Dataset section:
++++++

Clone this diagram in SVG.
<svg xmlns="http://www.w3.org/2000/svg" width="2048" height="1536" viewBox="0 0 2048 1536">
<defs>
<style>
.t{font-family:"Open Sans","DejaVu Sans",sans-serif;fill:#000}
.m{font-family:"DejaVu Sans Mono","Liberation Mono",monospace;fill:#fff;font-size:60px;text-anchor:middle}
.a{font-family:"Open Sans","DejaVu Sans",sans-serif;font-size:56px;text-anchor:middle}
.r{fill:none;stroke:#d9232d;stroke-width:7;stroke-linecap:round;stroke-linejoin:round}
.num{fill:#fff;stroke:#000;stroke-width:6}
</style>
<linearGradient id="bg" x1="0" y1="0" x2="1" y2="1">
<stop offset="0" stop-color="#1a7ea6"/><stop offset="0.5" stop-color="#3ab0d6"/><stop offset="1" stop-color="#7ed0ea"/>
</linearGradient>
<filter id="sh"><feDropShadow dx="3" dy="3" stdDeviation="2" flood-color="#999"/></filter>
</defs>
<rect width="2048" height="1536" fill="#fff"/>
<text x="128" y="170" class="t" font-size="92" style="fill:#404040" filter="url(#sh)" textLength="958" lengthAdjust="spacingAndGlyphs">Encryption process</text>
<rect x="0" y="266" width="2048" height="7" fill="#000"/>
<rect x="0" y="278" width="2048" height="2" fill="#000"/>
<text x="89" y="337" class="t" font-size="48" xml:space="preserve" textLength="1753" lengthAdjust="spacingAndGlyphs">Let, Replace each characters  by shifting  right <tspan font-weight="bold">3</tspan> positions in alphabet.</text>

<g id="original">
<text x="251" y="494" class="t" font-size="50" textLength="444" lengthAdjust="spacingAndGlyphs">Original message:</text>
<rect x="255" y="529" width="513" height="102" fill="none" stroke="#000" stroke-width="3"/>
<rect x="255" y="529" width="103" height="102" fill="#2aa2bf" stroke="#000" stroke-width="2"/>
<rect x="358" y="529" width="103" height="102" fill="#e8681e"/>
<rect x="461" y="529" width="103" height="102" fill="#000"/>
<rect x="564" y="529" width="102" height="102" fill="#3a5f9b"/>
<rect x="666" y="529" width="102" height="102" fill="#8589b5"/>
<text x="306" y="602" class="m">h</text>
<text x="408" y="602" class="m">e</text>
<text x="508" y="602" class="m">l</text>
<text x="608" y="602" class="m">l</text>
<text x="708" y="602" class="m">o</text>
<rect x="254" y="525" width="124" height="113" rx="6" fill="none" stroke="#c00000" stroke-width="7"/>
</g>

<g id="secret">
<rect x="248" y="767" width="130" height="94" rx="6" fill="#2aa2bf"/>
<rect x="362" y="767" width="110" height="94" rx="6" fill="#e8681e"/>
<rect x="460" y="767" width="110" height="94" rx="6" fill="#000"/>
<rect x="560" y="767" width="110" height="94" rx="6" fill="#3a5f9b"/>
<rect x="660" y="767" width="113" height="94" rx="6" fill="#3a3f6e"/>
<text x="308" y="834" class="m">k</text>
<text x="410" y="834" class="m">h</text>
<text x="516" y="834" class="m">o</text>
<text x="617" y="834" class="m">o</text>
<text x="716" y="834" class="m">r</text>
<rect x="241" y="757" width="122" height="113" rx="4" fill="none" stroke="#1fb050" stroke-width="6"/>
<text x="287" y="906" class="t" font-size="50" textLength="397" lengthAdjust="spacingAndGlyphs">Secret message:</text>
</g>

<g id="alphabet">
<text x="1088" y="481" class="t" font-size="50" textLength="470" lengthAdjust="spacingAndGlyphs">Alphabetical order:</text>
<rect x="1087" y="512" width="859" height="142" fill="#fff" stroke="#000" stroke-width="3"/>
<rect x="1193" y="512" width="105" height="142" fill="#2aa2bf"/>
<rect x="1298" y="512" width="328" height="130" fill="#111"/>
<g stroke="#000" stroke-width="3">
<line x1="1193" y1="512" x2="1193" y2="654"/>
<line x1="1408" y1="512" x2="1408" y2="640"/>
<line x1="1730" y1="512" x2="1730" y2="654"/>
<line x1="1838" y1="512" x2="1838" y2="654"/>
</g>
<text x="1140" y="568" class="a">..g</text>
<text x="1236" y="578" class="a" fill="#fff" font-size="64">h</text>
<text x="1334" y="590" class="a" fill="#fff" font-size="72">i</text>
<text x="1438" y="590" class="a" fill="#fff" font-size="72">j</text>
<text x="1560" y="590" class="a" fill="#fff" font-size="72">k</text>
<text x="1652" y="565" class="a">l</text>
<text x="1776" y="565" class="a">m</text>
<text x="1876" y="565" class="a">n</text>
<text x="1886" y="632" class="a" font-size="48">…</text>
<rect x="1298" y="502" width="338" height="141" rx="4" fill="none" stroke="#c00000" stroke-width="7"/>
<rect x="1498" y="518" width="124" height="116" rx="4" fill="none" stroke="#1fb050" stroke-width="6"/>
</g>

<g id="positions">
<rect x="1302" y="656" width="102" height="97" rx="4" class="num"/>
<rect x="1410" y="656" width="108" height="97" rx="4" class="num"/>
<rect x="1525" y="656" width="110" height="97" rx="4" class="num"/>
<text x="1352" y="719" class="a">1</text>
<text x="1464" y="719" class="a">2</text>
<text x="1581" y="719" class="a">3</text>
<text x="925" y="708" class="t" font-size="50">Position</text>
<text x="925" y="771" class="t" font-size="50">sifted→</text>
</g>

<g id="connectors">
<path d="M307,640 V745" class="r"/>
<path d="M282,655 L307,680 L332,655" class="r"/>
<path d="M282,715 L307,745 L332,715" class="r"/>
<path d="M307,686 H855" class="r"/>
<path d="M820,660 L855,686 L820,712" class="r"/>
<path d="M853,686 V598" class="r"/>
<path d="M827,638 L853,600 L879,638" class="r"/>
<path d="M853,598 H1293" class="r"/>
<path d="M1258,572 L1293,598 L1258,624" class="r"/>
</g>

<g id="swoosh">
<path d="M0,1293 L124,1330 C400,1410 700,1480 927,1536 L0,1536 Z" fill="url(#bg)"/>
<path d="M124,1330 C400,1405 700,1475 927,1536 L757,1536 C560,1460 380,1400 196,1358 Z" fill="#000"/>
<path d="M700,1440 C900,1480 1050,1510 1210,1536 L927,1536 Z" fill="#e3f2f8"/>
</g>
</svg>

++++++

Given task: Return the listing above in its exact form.

Solution:
Clone this diagram in SVG.
<svg xmlns="http://www.w3.org/2000/svg" width="2048" height="1536" viewBox="0 0 2048 1536">
<defs>
<style>
.t{font-family:"Open Sans","DejaVu Sans",sans-serif;fill:#000}
.m{font-family:"DejaVu Sans Mono","Liberation Mono",monospace;fill:#fff;font-size:60px;text-anchor:middle}
.a{font-family:"Open Sans","DejaVu Sans",sans-serif;font-size:56px;text-anchor:middle}
.r{fill:none;stroke:#d9232d;stroke-width:7;stroke-linecap:round;stroke-linejoin:round}
.num{fill:#fff;stroke:#000;stroke-width:6}
</style>
<linearGradient id="bg" x1="0" y1="0" x2="1" y2="1">
<stop offset="0" stop-color="#1a7ea6"/><stop offset="0.5" stop-color="#3ab0d6"/><stop offset="1" stop-color="#7ed0ea"/>
</linearGradient>
<filter id="sh"><feDropShadow dx="3" dy="3" stdDeviation="2" flood-color="#999"/></filter>
</defs>
<rect width="2048" height="1536" fill="#fff"/>
<text x="128" y="170" class="t" font-size="92" style="fill:#404040" filter="url(#sh)" textLength="958" lengthAdjust="spacingAndGlyphs">Encryption process</text>
<rect x="0" y="266" width="2048" height="7" fill="#000"/>
<rect x="0" y="278" width="2048" height="2" fill="#000"/>
<text x="89" y="337" class="t" font-size="48" xml:space="preserve" textLength="1753" lengthAdjust="spacingAndGlyphs">Let, Replace each characters  by shifting  right <tspan font-weight="bold">3</tspan> positions in alphabet.</text>

<g id="original">
<text x="251" y="494" class="t" font-size="50" textLength="444" lengthAdjust="spacingAndGlyphs">Original message:</text>
<rect x="255" y="529" width="513" height="102" fill="none" stroke="#000" stroke-width="3"/>
<rect x="255" y="529" width="103" height="102" fill="#2aa2bf" stroke="#000" stroke-width="2"/>
<rect x="358" y="529" width="103" height="102" fill="#e8681e"/>
<rect x="461" y="529" width="103" height="102" fill="#000"/>
<rect x="564" y="529" width="102" height="102" fill="#3a5f9b"/>
<rect x="666" y="529" width="102" height="102" fill="#8589b5"/>
<text x="306" y="602" class="m">h</text>
<text x="408" y="602" class="m">e</text>
<text x="508" y="602" class="m">l</text>
<text x="608" y="602" class="m">l</text>
<text x="708" y="602" class="m">o</text>
<rect x="254" y="525" width="124" height="113" rx="6" fill="none" stroke="#c00000" stroke-width="7"/>
</g>

<g id="secret">
<rect x="248" y="767" width="130" height="94" rx="6" fill="#2aa2bf"/>
<rect x="362" y="767" width="110" height="94" rx="6" fill="#e8681e"/>
<rect x="460" y="767" width="110" height="94" rx="6" fill="#000"/>
<rect x="560" y="767" width="110" height="94" rx="6" fill="#3a5f9b"/>
<rect x="660" y="767" width="113" height="94" rx="6" fill="#3a3f6e"/>
<text x="308" y="834" class="m">k</text>
<text x="410" y="834" class="m">h</text>
<text x="516" y="834" class="m">o</text>
<text x="617" y="834" class="m">o</text>
<text x="716" y="834" class="m">r</text>
<rect x="241" y="757" width="122" height="113" rx="4" fill="none" stroke="#1fb050" stroke-width="6"/>
<text x="287" y="906" class="t" font-size="50" textLength="397" lengthAdjust="spacingAndGlyphs">Secret message:</text>
</g>

<g id="alphabet">
<text x="1088" y="481" class="t" font-size="50" textLength="470" lengthAdjust="spacingAndGlyphs">Alphabetical order:</text>
<rect x="1087" y="512" width="859" height="142" fill="#fff" stroke="#000" stroke-width="3"/>
<rect x="1193" y="512" width="105" height="142" fill="#2aa2bf"/>
<rect x="1298" y="512" width="328" height="130" fill="#111"/>
<g stroke="#000" stroke-width="3">
<line x1="1193" y1="512" x2="1193" y2="654"/>
<line x1="1408" y1="512" x2="1408" y2="640"/>
<line x1="1730" y1="512" x2="1730" y2="654"/>
<line x1="1838" y1="512" x2="1838" y2="654"/>
</g>
<text x="1140" y="568" class="a">..g</text>
<text x="1236" y="578" class="a" fill="#fff" font-size="64">h</text>
<text x="1334" y="590" class="a" fill="#fff" font-size="72">i</text>
<text x="1438" y="590" class="a" fill="#fff" font-size="72">j</text>
<text x="1560" y="590" class="a" fill="#fff" font-size="72">k</text>
<text x="1652" y="565" class="a">l</text>
<text x="1776" y="565" class="a">m</text>
<text x="1876" y="565" class="a">n</text>
<text x="1886" y="632" class="a" font-size="48">…</text>
<rect x="1298" y="502" width="338" height="141" rx="4" fill="none" stroke="#c00000" stroke-width="7"/>
<rect x="1498" y="518" width="124" height="116" rx="4" fill="none" stroke="#1fb050" stroke-width="6"/>
</g>

<g id="positions">
<rect x="1302" y="656" width="102" height="97" rx="4" class="num"/>
<rect x="1410" y="656" width="108" height="97" rx="4" class="num"/>
<rect x="1525" y="656" width="110" height="97" rx="4" class="num"/>
<text x="1352" y="719" class="a">1</text>
<text x="1464" y="719" class="a">2</text>
<text x="1581" y="719" class="a">3</text>
<text x="925" y="708" class="t" font-size="50">Position</text>
<text x="925" y="771" class="t" font-size="50">sifted→</text>
</g>

<g id="connectors">
<path d="M307,640 V745" class="r"/>
<path d="M282,655 L307,680 L332,655" class="r"/>
<path d="M282,715 L307,745 L332,715" class="r"/>
<path d="M307,686 H855" class="r"/>
<path d="M820,660 L855,686 L820,712" class="r"/>
<path d="M853,686 V598" class="r"/>
<path d="M827,638 L853,600 L879,638" class="r"/>
<path d="M853,598 H1293" class="r"/>
<path d="M1258,572 L1293,598 L1258,624" class="r"/>
</g>

<g id="swoosh">
<path d="M0,1293 L124,1330 C400,1410 700,1480 927,1536 L0,1536 Z" fill="url(#bg)"/>
<path d="M124,1330 C400,1405 700,1475 927,1536 L757,1536 C560,1460 380,1400 196,1358 Z" fill="#000"/>
<path d="M700,1440 C900,1480 1050,1510 1210,1536 L927,1536 Z" fill="#e3f2f8"/>
</g>
</svg>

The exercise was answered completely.